Medaille uit 1903, uit de collectie van Sportimonium via Europeana
Trillend van geestdrift
Het is essentieel om op te merken dat niemand in 1903 over een wereldkampioenschap sprak. Veel belangrijker was dat Nikolaas Cupérus werd geërd vanwege zijn 25-jarige jubileum als voorzitter van de Belgische Turnbond. Speciaal voor deze gelegenheid somde het Handelsblad op wat Cupérus, wiens ouders overigens beide uit Friesland kwamen, allemaal had gedaan voor de turngemeenschap. ‘Allereerst hebben wij aan hem te danken dat tusschen de verschillende turnbonden, een internationale overeenkomst werd gesloten met het verheven doel, de turnwetenschap te bevorderen, de vriendschapsbanden tusschen de verschillende Bonden nauwer aan te halen, om zoodoende de verbroedering tusschen de volkeren te verkrijgen. Den heer Cupérus vond men den geschiktsten persoon als voorzitter voor dezen internationalen Bond.’
Diezelfde Cupérus was erg blij met de grote Nederlandse opkomst, zo zei hij in zijn toespraak tijdens de openingsceremonie: ‘Hij spreekt trillend van geestdrift den welkomstgroet uit,’ merkte De Telegraaf op, ‘en brengt een bijzondere hulde aan de Nederlanders, die door niet minder dan acht verschillende vereenigingen vertegenwoordigd zijn.’

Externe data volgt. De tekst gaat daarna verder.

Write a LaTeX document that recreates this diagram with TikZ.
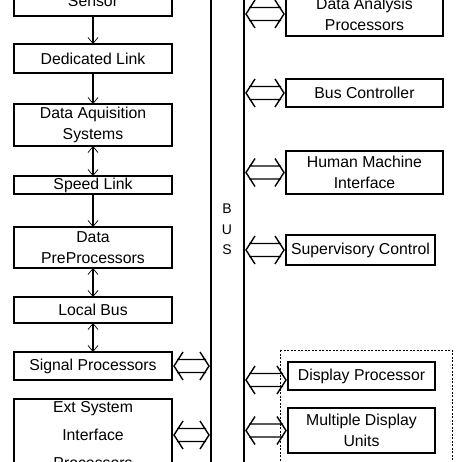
\documentclass[tikz,border=0pt]{standalone}
\usepackage{fontspec}
\setmainfont{Liberation Sans}
\usetikzlibrary{arrows.meta,positioning,calc}

\begin{document}
\begin{tikzpicture}[
  x=1pt,
  y=-1pt,
  node distance=29pt,
  font=\fontsize{15.8}{21}\selectfont,
  text centered,
  block/.style={
    draw,
    line width=1.5pt,
    inner sep=0pt,
    outer sep=0pt,
    align=center,
    minimum width=158pt
  },
  flow/.style={line width=1.8pt, -{Straight Barb[length=6pt,width=10pt,line width=0.7pt]}},
  twoway/.style={line width=1.8pt, {Straight Barb[length=6pt,width=10pt,line width=0.7pt]}-{Straight Barb[length=6pt,width=10pt,line width=0.7pt]}},
  link/.style={line width=1.4pt, line join=miter, to path={
    let \p1=(\tikztostart), \p2=(\tikztotarget) in
    (\x1+5pt,\y1+6.5pt) -- (\x2-5pt,\y1+6.5pt)
    (\x1+5pt,\y1-6.5pt) -- (\x2-5pt,\y1-6.5pt)
    (\x1+11pt,\y1+14pt) -- (\x1+2pt,\y1) -- (\x1+11pt,\y1-14pt)
    (\x2-11pt,\y1+14pt) -- (\x2-2pt,\y1) -- (\x2-11pt,\y1-14pt)
  }},
  busline/.style={line width=1.8pt}
  ]

  \useasboundingbox (0,0) rectangle (462,462);

  % left column
  \node [block, minimum height=30pt] (SEN) at (93,1) {Sensor};
  \node [block, minimum height=29pt] (DL) [below=28pt of SEN] {Dedicated Link};
  \node [block, minimum height=42pt] (DAS) [below=31pt of DL] {Data Aquisition\\Systems};
  \node [block, minimum height=18pt] (SL) [below=30pt of DAS] {Speed Link};
  \node [block, minimum height=41pt] (DPP) [below=33pt of SL] {Data\\PreProcessors};
  \node [block, minimum height=26pt] (LB) [below=of DPP] {Local Bus};
  \node [block, minimum height=28pt] (SP) [below=of LB] {Signal Processors};
  \node [block, minimum height=72pt] (ESI) [below=19pt of SP] {Ext System\\[7pt]Interface\\[7pt]Processors};

  % the bus
  \coordinate (BL) at (211,0);
  \coordinate (BR) at (244,0);
  \draw [busline] (211,-5) -- (211,467);
  \draw [busline] (244,-5) -- (244,467);
  \node (BUS) at (227,229.5) [align=center, font=\fontsize{14}{20.5}\selectfont] {B\\U\\S};

  % right column
  \node [block, minimum width=157pt, minimum height=44pt] (DAP) at (364.5,14) {Data Analysis\\Processors};
  \node [block, minimum width=157pt, minimum height=28pt] (BC) [below=43pt of DAP] {Bus Controller};
  \node [block, minimum width=157pt, minimum height=43pt] (HMI) [below=44pt of BC] {Human Machine\\Interface};
  \node [block, minimum width=149pt, minimum height=30pt] (SC) at (360.5,250) {Supervisory Control};
  \node [block, minimum width=147pt, minimum height=28pt] (DP) at (361.5,376) {Display Processor};
  \node [block, minimum width=147pt, minimum height=45pt] (MDU) [below=18pt of DP] {Multiple Display\\Units};
  \draw [dashed, line width=0.7pt, dash pattern=on 2pt off 1.5pt] (280,350) rectangle (452,480);

  \path [flow] (SEN) edge (DL);
  \path [flow] (DL) edge (DAS);
  \path [twoway] (DAS) edge (SL);
  \path [flow] (SL) edge (DPP);
  \path [twoway] (DPP) edge (LB);
  \path [twoway] (LB) edge (SP);

  \draw [link] (SP.east) to (SP.east -| BL);
  \draw [link] (ESI.east) to (ESI.east -| BL);

  \draw [link] (DAP.west -| BR) to (DAP.west);
  \draw [link] (BC.west -| BR) to (BC.west);
  \draw [link] (HMI.west -| BR) to (HMI.west);
  \draw [link] (SC.west -| BR) to (SC.west);
  \draw [link] ([yshift=-4pt]DP.west -| BR) to ([yshift=-4pt]DP.west);
  \draw [link] (MDU.west -| BR) to (MDU.west);

\end{tikzpicture}
\end{document}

Op zaterdag kwamen deze allemaal in actie met een enorm resultaat, zo vatte de Telegraaf samen. ‘In de prijskampen tusschen de vreemde vereenigingen hebben zij, op slechts één enkelen na, al de prijzen weggehaald! Dat mag een triomf zonder voorgaande heeten! Geen wonder, dat overal waar de Nederlandsche gymnasten verschijnen, zij de helden van de dag zijn!’

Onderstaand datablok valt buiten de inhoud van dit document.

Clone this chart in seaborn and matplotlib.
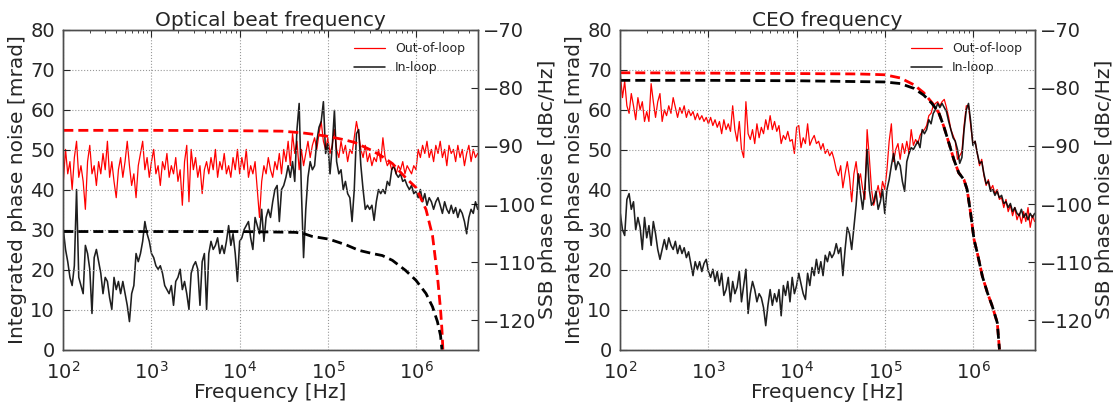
import numpy as np
import pandas as pd
import matplotlib
matplotlib.use("Agg")
import matplotlib.pyplot as plt
import seaborn as sns

# ---------------- data ----------------
# analyzer frequency grid: 40 points per decade from 100 Hz
N_PTS = 189
freq = 10 ** (2 + np.arange(N_PTS) / 40.0)

# Optical beat: SSB phase noise [dBc/Hz]
beat_in_ssb = [
    -104.4, -107.8, -109.9, -112.6, -114.0, -110.6, -97.5, -112.6, -114.0, -115.4,
    -107.1, -108.5, -111.2, -118.8, -109.2, -107.8, -109.9, -111.9, -115.4, -112.6,
    -113.3, -116.1, -118.1, -112.6, -114.7, -113.3, -115.4, -113.3, -115.4, -117.4,
    -120.2, -115.4, -114.0, -108.5, -109.9, -108.5, -106.4, -103.0, -105.1, -106.4,
    -108.5, -109.2, -110.6, -111.2, -110.6, -111.9, -114.0, -114.7, -115.4, -114.0,
    -117.4, -113.3, -112.6, -111.2, -114.7, -113.3, -115.4, -118.1, -111.9, -110.6,
    -109.9, -111.2, -117.4, -109.9, -108.5, -118.1, -108.5, -106.4, -107.8, -107.1,
    -105.8, -108.5, -107.1, -108.5, -106.4, -103.7, -107.1, -105.1, -108.5, -113.3,
    -106.4, -105.8, -104.4, -103.7, -103.0, -105.8, -107.8, -102.3, -103.7, -105.1,
    -100.9, -106.4, -102.3, -100.9, -102.3, -99.6, -97.5, -96.8, -103.0, -97.5,
    -96.8, -95.4, -93.4, -95.4, -92.7, -96.1, -87.2, -82.7, -97.5, -109.2,
    -100.9, -95.4, -92.7, -94.1, -93.4, -89.2, -86.8, -85.8, -82.4, -91.3,
    -89.6, -94.8, -90.2, -83.9, -92.7, -94.8, -94.1, -97.5, -96.1, -98.2,
    -98.9, -103.0, -97.5, -87.9, -87.2, -93.4, -97.5, -100.9, -100.2, -100.9,
    -100.2, -102.8, -99.6, -97.5, -98.2, -97.5, -98.2, -96.1, -96.8, -94.1,
    -93.4, -94.8, -95.4, -94.8, -96.1, -95.8, -96.8, -97.5, -96.8, -98.2,
    -97.8, -98.9, -97.5, -99.6, -98.2, -100.2, -98.9, -99.6, -100.9, -99.6,
    -98.9, -100.2, -101.6, -99.6, -100.9, -101.6, -100.2, -101.6, -100.6, -102.3,
    -100.9, -101.6, -103.0, -105.1, -102.3, -100.9, -101.6, -99.6, -100.9,
]
beat_out_ssb = [
    -96.1, -90.6, -94.8, -92.7, -97.5, -92.0, -89.2, -95.4, -93.4, -96.1,
    -100.9, -92.7, -89.9, -94.8, -93.4, -96.8, -92.7, -94.8, -91.3, -94.1,
    -89.2, -95.4, -92.7, -96.1, -98.9, -94.1, -92.0, -95.4, -92.7, -89.2,
    -93.4, -96.8, -94.8, -98.9, -93.4, -91.3, -89.2, -94.1, -92.0, -95.4,
    -92.7, -90.6, -94.8, -93.4, -96.8, -92.7, -94.1, -91.3, -95.4, -93.4,
    -94.8, -92.0, -96.1, -94.1, -100.2, -92.7, -89.9, -99.6, -90.6, -94.1,
    -92.0, -95.4, -93.4, -98.2, -94.1, -92.7, -94.8, -92.0, -94.1, -90.6,
    -95.4, -92.7, -94.1, -91.3, -94.8, -93.4, -95.4, -92.0, -94.1, -90.6,
    -94.8, -92.0, -94.1, -90.6, -95.4, -93.4, -94.8, -92.7, -97.5, -102.3,
    -96.1, -93.4, -94.8, -92.0, -94.1, -95.4, -92.7, -94.1, -91.3, -94.8,
    -90.6, -92.7, -89.2, -93.4, -87.9, -91.3, -89.2, -94.1, -90.6, -93.4,
    -91.3, -89.2, -92.0, -89.9, -88.6, -90.6, -87.9, -85.8, -89.2, -90.6,
    -88.6, -91.3, -89.9, -87.2, -90.6, -92.0, -89.2, -91.3, -89.9, -92.7,
    -90.6, -91.3, -88.6, -85.8, -87.9, -90.6, -92.0, -89.9, -92.7, -91.3,
    -93.4, -92.0, -92.7, -90.6, -92.7, -88.6, -92.0, -93.4, -92.7, -94.1,
    -93.4, -94.8, -93.4, -94.1, -92.7, -94.8, -93.4, -94.1, -94.8, -93.4,
    -94.1, -90.6, -92.0, -89.9, -91.3, -89.2, -92.0, -90.6, -92.7, -89.9,
    -91.3, -89.2, -92.0, -90.6, -93.4, -89.9, -91.3, -90.6, -92.7, -89.9,
    -92.0, -90.6, -93.4, -91.3, -89.9, -92.7, -90.6, -92.0, -91.3,
]

# CEO: SSB phase noise [dBc/Hz]
ceo_out_ssb = [
    -77.6, -81.7, -78.9, -83.1, -84.4, -81.0, -83.1, -85.5, -81.7, -83.8,
    -82.4, -85.8, -84.1, -85.8, -79.3, -82.4, -85.1, -82.4, -81.0, -85.8,
    -83.8, -84.8, -83.1, -84.4, -81.7, -83.4, -85.1, -83.4, -84.4, -83.1,
    -85.1, -83.8, -84.8, -84.1, -85.5, -84.4, -85.5, -84.8, -85.8, -85.1,
    -86.2, -85.1, -86.5, -85.5, -86.8, -85.8, -87.9, -85.5, -87.2, -86.2,
    -87.5, -83.1, -87.2, -89.2, -85.8, -90.6, -92.0, -82.4, -87.9, -88.9,
    -87.2, -89.6, -86.2, -88.6, -86.8, -87.9, -85.5, -87.2, -84.8, -87.2,
    -85.8, -87.5, -86.5, -89.6, -88.2, -88.9, -87.5, -89.2, -88.9, -91.3,
    -86.8, -86.5, -90.3, -88.6, -89.6, -86.2, -89.9, -88.9, -88.2, -89.6,
    -89.2, -90.6, -89.6, -91.3, -90.6, -91.7, -91.0, -92.3, -94.1, -95.1,
    -93.4, -97.2, -94.8, -92.7, -95.4, -99.6, -94.8, -92.7, -96.1, -94.8,
    -97.5, -99.2, -87.2, -92.0, -97.5, -100.2, -98.5, -96.8, -98.9, -96.1,
    -97.5, -94.1, -89.2, -86.2, -92.7, -90.6, -89.6, -92.3, -89.6, -91.3,
    -89.2, -91.3, -87.2, -89.9, -88.9, -89.6, -88.2, -87.5, -87.2, -86.5,
    -84.8, -84.4, -83.1, -82.7, -82.4, -83.1, -82.4, -82.0, -83.4, -85.1,
    -87.2, -88.2, -89.2, -92.3, -91.7, -91.0, -86.5, -83.1, -83.1, -86.5,
    -89.6, -89.2, -91.3, -93.4, -92.3, -95.1, -96.8, -95.8, -97.5, -96.8,
    -98.2, -97.5, -99.2, -98.9, -100.6, -99.2, -101.3, -100.2, -102.0, -100.6,
    -102.7, -101.6, -103.3, -101.3, -103.0, -100.6, -104.0, -102.0, -103.0,
]
ceo_in_ssb = [
    -101.6, -104.4, -105.4, -99.2, -98.2, -100.9, -99.6, -104.4, -102.3, -104.0,
    -107.8, -102.3, -105.8, -103.7, -107.1, -103.0, -105.1, -107.8, -109.5, -107.8,
    -106.1, -107.8, -105.8, -107.1, -107.8, -106.4, -108.5, -107.1, -108.5, -107.5,
    -109.2, -108.2, -110.2, -112.3, -109.9, -111.2, -109.9, -111.6, -110.2, -109.5,
    -111.6, -112.6, -111.2, -113.3, -111.6, -114.0, -111.9, -115.7, -114.7, -112.6,
    -116.8, -113.3, -115.4, -114.3, -111.6, -116.8, -114.0, -111.2, -118.8, -115.4,
    -113.3, -114.7, -116.8, -115.4, -116.1, -117.8, -120.9, -117.4, -114.7, -117.4,
    -115.4, -116.8, -114.7, -119.2, -114.0, -115.7, -113.3, -116.8, -112.6, -115.4,
    -114.0, -111.9, -113.7, -115.4, -116.4, -111.9, -114.0, -110.9, -112.3, -109.5,
    -111.9, -109.9, -112.3, -108.8, -109.9, -108.2, -109.2, -108.5, -106.8, -108.5,
    -107.5, -112.3, -107.8, -104.0, -105.1, -107.8, -104.0, -100.2, -94.8, -98.2,
    -100.9, -97.2, -90.6, -97.5, -100.2, -99.6, -97.8, -100.9, -99.6, -97.5,
    -101.6, -97.5, -95.8, -93.4, -91.3, -94.1, -92.7, -93.4, -96.1, -97.8,
    -92.7, -91.3, -90.3, -90.6, -89.9, -89.2, -90.3, -87.2, -87.9, -87.2,
    -85.5, -86.2, -84.4, -83.8, -82.7, -83.4, -82.7, -83.4, -84.1, -85.8,
    -87.2, -88.6, -89.2, -90.6, -93.0, -92.0, -87.2, -83.8, -82.7, -85.8,
    -89.9, -89.2, -91.3, -93.0, -92.7, -94.8, -96.5, -96.1, -97.8, -97.5,
    -98.5, -97.8, -98.9, -98.5, -99.9, -99.6, -100.6, -99.9, -101.3, -100.6,
    -101.6, -102.0, -100.9, -102.3, -101.6, -102.7, -101.6, -102.3, -101.6,
]

# Integrated phase noise [mrad]
beat_out_int_f = [1e2, 1e3, 1e4, 3e4, 5e4, 7e4, 1e5, 1.5e5, 2e5, 3e5, 4e5, 5.4e5,
                  7.6e5, 1e6, 1.3e6, 1.54e6, 1.75e6, 1.9e6, 1.97e6, 2.02e6]
beat_out_int = [54.8, 54.8, 54.7, 54.6, 54.2, 53.8, 53.3, 52.5, 51.8, 50.0, 48.5, 46.5,
                43.0, 40.5, 35.0, 28.5, 18.5, 10.0, 5.0, 0.0]
beat_in_int_f = [1e2, 1e3, 1e4, 4.3e4, 5.3e4, 6.6e4, 1.03e5, 1.6e5, 2.25e5, 3.2e5, 4.15e5,
                 5.4e5, 7.6e5, 1e6, 1.3e6, 1.54e6, 1.75e6, 1.9e6, 1.97e6]
beat_in_int = [29.5, 29.5, 29.5, 29.3, 29.0, 28.3, 27.6, 26.2, 24.8, 24.0, 23.5,
               22.3, 19.8, 17.3, 14.0, 10.7, 7.0, 3.5, 0.0]
ceo_out_int_f = [1e2, 1e3, 1e4, 5e4, 1e5, 1.5e5, 2.14e5, 2.77e5, 3.44e5, 4.1e5, 4.67e5,
                 5.33e5, 6.08e5, 6.9e5, 7.9e5, 8.6e5, 9.4e5, 1.03e6, 1.12e6, 1.28e6,
                 1.46e6, 1.66e6, 1.89e6, 2.0e6]
ceo_out_int = [69.2, 69.1, 69.0, 68.9, 68.7, 67.9, 66.2, 64.2, 61.7, 59.2, 55.8,
               51.7, 47.5, 44.2, 42.5, 40.0, 34.2, 27.5, 24.2, 18.3,
               14.2, 10.8, 6.7, 0.0]
ceo_in_int_f = [1e2, 1e3, 1e4, 1e5, 1.5e5, 2.14e5, 2.77e5, 3.44e5, 4.1e5, 4.67e5,
                5.33e5, 6.08e5, 6.9e5, 7.9e5, 8.6e5, 9.4e5, 1.03e6, 1.12e6, 1.28e6,
                1.46e6, 1.66e6, 1.89e6, 2.0e6]
ceo_in_int = [67.3, 67.3, 67.2, 66.9, 66.5, 65.3, 63.6, 61.5, 59.2, 55.8,
              51.7, 47.5, 44.2, 42.5, 40.0, 34.2, 27.5, 24.2, 18.3,
              14.2, 10.8, 6.7, 0.0]

titles = ["Optical beat frequency", "CEO frequency"]
legend_labels = ["Out-of-loop", "In-loop"]
x_label = "Frequency [Hz]"
y_left_label = "Integrated phase noise [mrad]"
y_right_label = "SSB phase noise [dBc/Hz]"

# ---------------- style ----------------
sns.set_style("white")
plt.rcParams["font.family"] = ["DejaVu Sans"]
plt.rcParams["mathtext.fontset"] = "dejavusans"
plt.rcParams["axes.edgecolor"] = "black"
plt.rcParams["axes.linewidth"] = 1.0

fig = plt.figure(figsize=(11.13, 4.05), dpi=100)
positions = [[0.0569, 0.137, 0.3722, 0.790], [0.5573, 0.137, 0.3722, 0.790]]

panels = [
    (beat_out_ssb, beat_in_ssb, beat_out_int_f, beat_out_int, beat_in_int_f, beat_in_int),
    (ceo_out_ssb, ceo_in_ssb, ceo_out_int_f, ceo_out_int, ceo_in_int_f, ceo_in_int),
]

for k, (out_ssb, in_ssb, of, oi, inf, ii) in enumerate(panels):
    ax = fig.add_axes(positions[k])
    ax2 = ax.twinx()

    # solid SSB traces (right axis)
    sns.lineplot(x=freq, y=out_ssb, ax=ax2, color="red", lw=0.9,
                 estimator=None, sort=False, label=legend_labels[0], legend=False)
    sns.lineplot(x=freq, y=in_ssb, ax=ax2, color="black", lw=1.15, alpha=0.88,
                 estimator=None, sort=False, label=legend_labels[1], legend=False)

    # dashed integrated traces (left axis)
    sns.lineplot(x=of, y=oi, ax=ax, color="red", lw=2.0, estimator=None, sort=False,
                 legend=False)
    sns.lineplot(x=inf, y=ii, ax=ax, color="black", lw=2.0, estimator=None, sort=False,
                 legend=False)
    for ln in ax.get_lines():
        ln.set_linestyle((0, (3.6, 1.8)))

    ax.set_zorder(ax2.get_zorder() + 1)
    ax.patch.set_visible(False)

    ax.set_xscale("log")
    ax.set_xlim(100, 5e6)
    ax.set_ylim(0, 80)
    ax2.set_ylim(-125, -70)
    ax.set_yticks(np.arange(0, 81, 10))
    ax2.set_yticks(np.arange(-120, -69, 10))

    ax.grid(True, which="major", ls=":", color="0.6", lw=0.8)
    ax2.grid(False)

    ax.tick_params(axis="both", which="major", direction="in", length=5, labelsize=14,
                   top=True, right=False, pad=6)
    ax.tick_params(axis="x", which="minor", direction="in", length=2.5, top=True)
    ax2.tick_params(axis="y", which="major", direction="in", length=5, labelsize=14,
                    right=True, left=False, pad=4)
    ax.tick_params(axis="x", which="major", pad=8)

    ax.set_xlabel(x_label, fontsize=14.5, labelpad=0)
    ax.set_ylabel(y_left_label, fontsize=14.5, labelpad=2)
    ax2.set_ylabel(y_right_label, fontsize=14.5, labelpad=1)
    ax.set_title(titles[k], fontsize=14.5, pad=2)

    for sp in list(ax.spines.values()) + list(ax2.spines.values()):
        sp.set_color("0.3")

    h, l = ax2.get_legend_handles_labels()
    if ax2.get_legend() is not None:
        ax2.get_legend().remove()
    ax.legend(h, l, loc="upper right", frameon=False, fontsize=9,
              handlelength=2.5, borderaxespad=0.6)

fig.savefig("out.png", dpi=100)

Bij de landenwedstrijd had Nederland het veel minder goed gegaan met alleen een eerste plaats voor Henricus Thijsen, en dan nog gedeeld ook. In de eindrangschikking werd de vierde plaats behaald, van de vier. ‘Het is hier niet de plaats over den aard van de oefeningen uit te weiden,’ analyseerde het Handelsblad. ´Voor zoover wij hebben kunnen nagaan, was de stof voor onze Nederlandsche groep te machtig.´
Snackbar van de geschiedenis
Precies 120 jaar later vinden we alleen de prestatie van Thijsen terug in de officiële statistieken, waarbij hij zelfs als wereldkampioen werd omschreven. Dat is om meerdere redenen merkwaardig. Om te beginnen was er in 1903 helemaal geen individueel klassement bij de landenwedstrijden. En dan waren het ook nog geen eens wereldkampioenschappen.

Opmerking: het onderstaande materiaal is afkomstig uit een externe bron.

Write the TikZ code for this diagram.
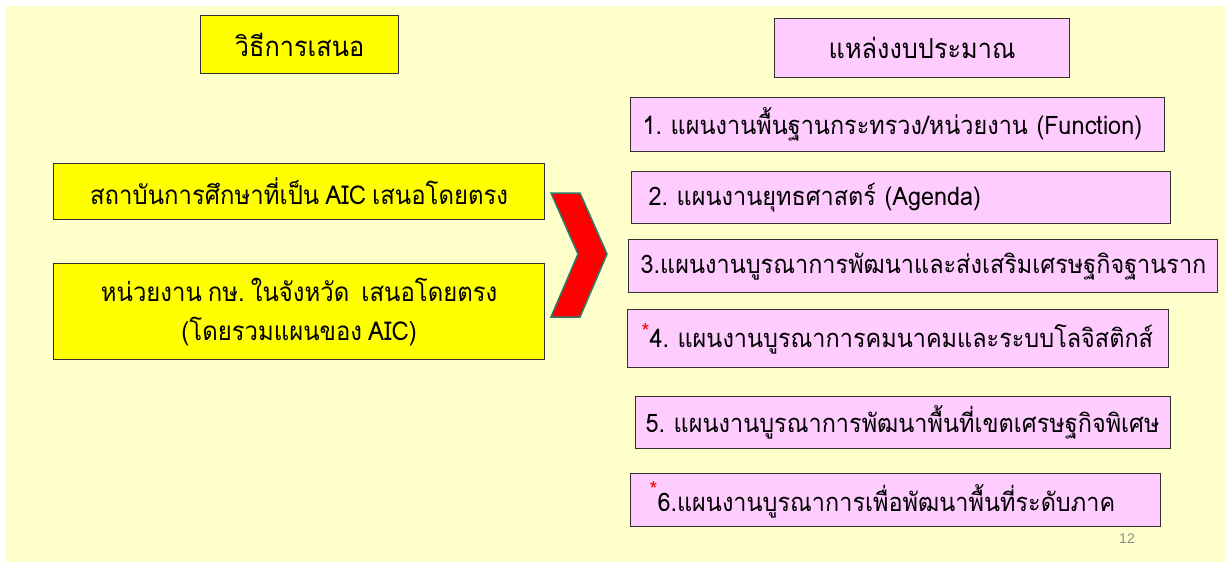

Het was pas in 1931 dat dit evenement in Antwerpen met terugwerkende kracht werd erkend als het eerste wereldkampioenschap, net het jaar waarin de Fédération Internationale de Gymnastique precies een halve eeuw bestond. Door dit besluit kreeg het WK turnen er opeens heel veel gratis geschiedenis bij, een mooi cadeautje van de FIG. Dat gold dan weer niet voor het wedstrijddeel met de turnverengingen, want dat werd uit de statistieken geschrapt. Het leek wel een bezoek aan de snackbar van de geschiedenis, waar iedereen naar believen iets lekkers uit de muur trekt.
Thijsen heeft daarom nooit geweten dat hij opeens wereldkampioen was geworden. In 1925 emigreerde hij naar Zuid-Afrika, zes jaar voordat hij met terugwerkende kracht die titel in de schoot kreeg geworpen. Daar is hij in 1946 overleden, 65 jaar oud.
Vijf jaar na zijn dood verscheen de Sport Encyclopaedie, ruim 800 pagina’s gevuld met alle relevante Nederlandse sportgeschiedenis, samengesteld door de veertig beste en belangrijkste sportjournalisten uit die tijd. En zelfs daarin werd Thijsen niet genoemd als de wereldkampioen van 1903. Yuri van Gelder was daarom in 2005 de eerste Nederlandse turner, die wél wist dat hij wereldkampioen was.